Growing up with a sister that was nine years older than I was, was not something easy to endure. My arrival was probably the most spontaneous arrival ever. My mother was 35 and my father, 44. Although my mother always says she always planned on having another child, I find her claim very dubious. Anyways, my sister was always very imperious as we were growing up. She wanted everyone to do what she said to do and thought she should always get her way because she was "better than the rest of us." I mean, I don't blame her. She was the only girl for 9 years and my parents raised her in a way that made her develop a very dictorial behavior. Before I came, she was sort of like one of those despotic rulers who had absolute power with my parents when it came down to what she thought should be done. Well, maybe i'm exaggerating, but she was crazy.

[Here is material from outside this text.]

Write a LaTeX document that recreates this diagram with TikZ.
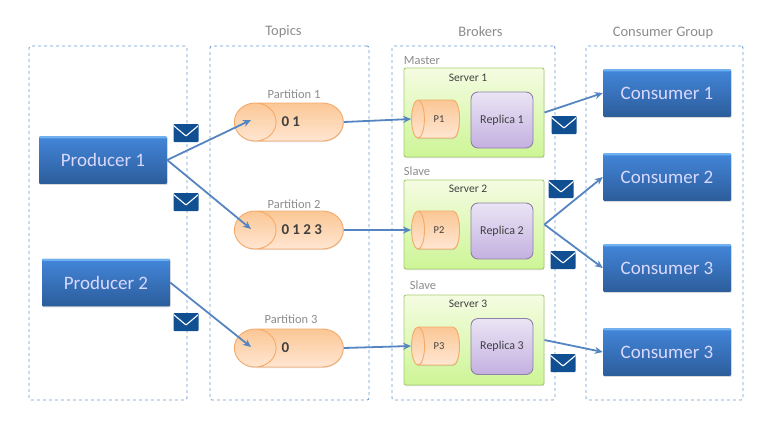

She patronized everyone. She behaved as if she was all grown up and everyone else was but an unexperienced youngster. My mom always tells a story of when my sister was four years old and in pre-k. My mother had to go pick my brothers up from their classrooms and she told my older cousin to keep an eye on her while she went to get them. For one reason or another, my cousin took her eyes off of my sister for a second and when she turned around...POOF! She was gone! Of course, my cousin was scared out of her mind and when my mother admits that when she came back, she felt nothing but disdain towards my cousin. She was so upset that she could lose her precious four year old princess! As my mother desperately searched for my sister, a teacher suggested she go home and see if she was there. My mother thought that that was surely impossible, but she listened anyway. When she arrived home, she saw her intrepid four year old sitting at home with my grandfather. She had walked home all by herself! Now, our home was not in proximity of the school and the route home was amazingly convoluted. Everyone always got lost going there because it was so confusing! Her little coup was a flagrant little plan to show our mother that she was all grown up. My mother says that when she arrived, my grandfather told her that my sister said, "Mi mamá se perdió" (my mom got lost). As if my mother was the child and my sister was the adult! Of course after my grandfather told her this my poor cousin, who was effusive in her apologies for losing my sister, was exculpated and her lament was then truncated. But, even though my sister had done wrong, she wasn't penitent for doing what she did. She didn't think she did anything wrong so she didn't think she had anything she had to be sorry for.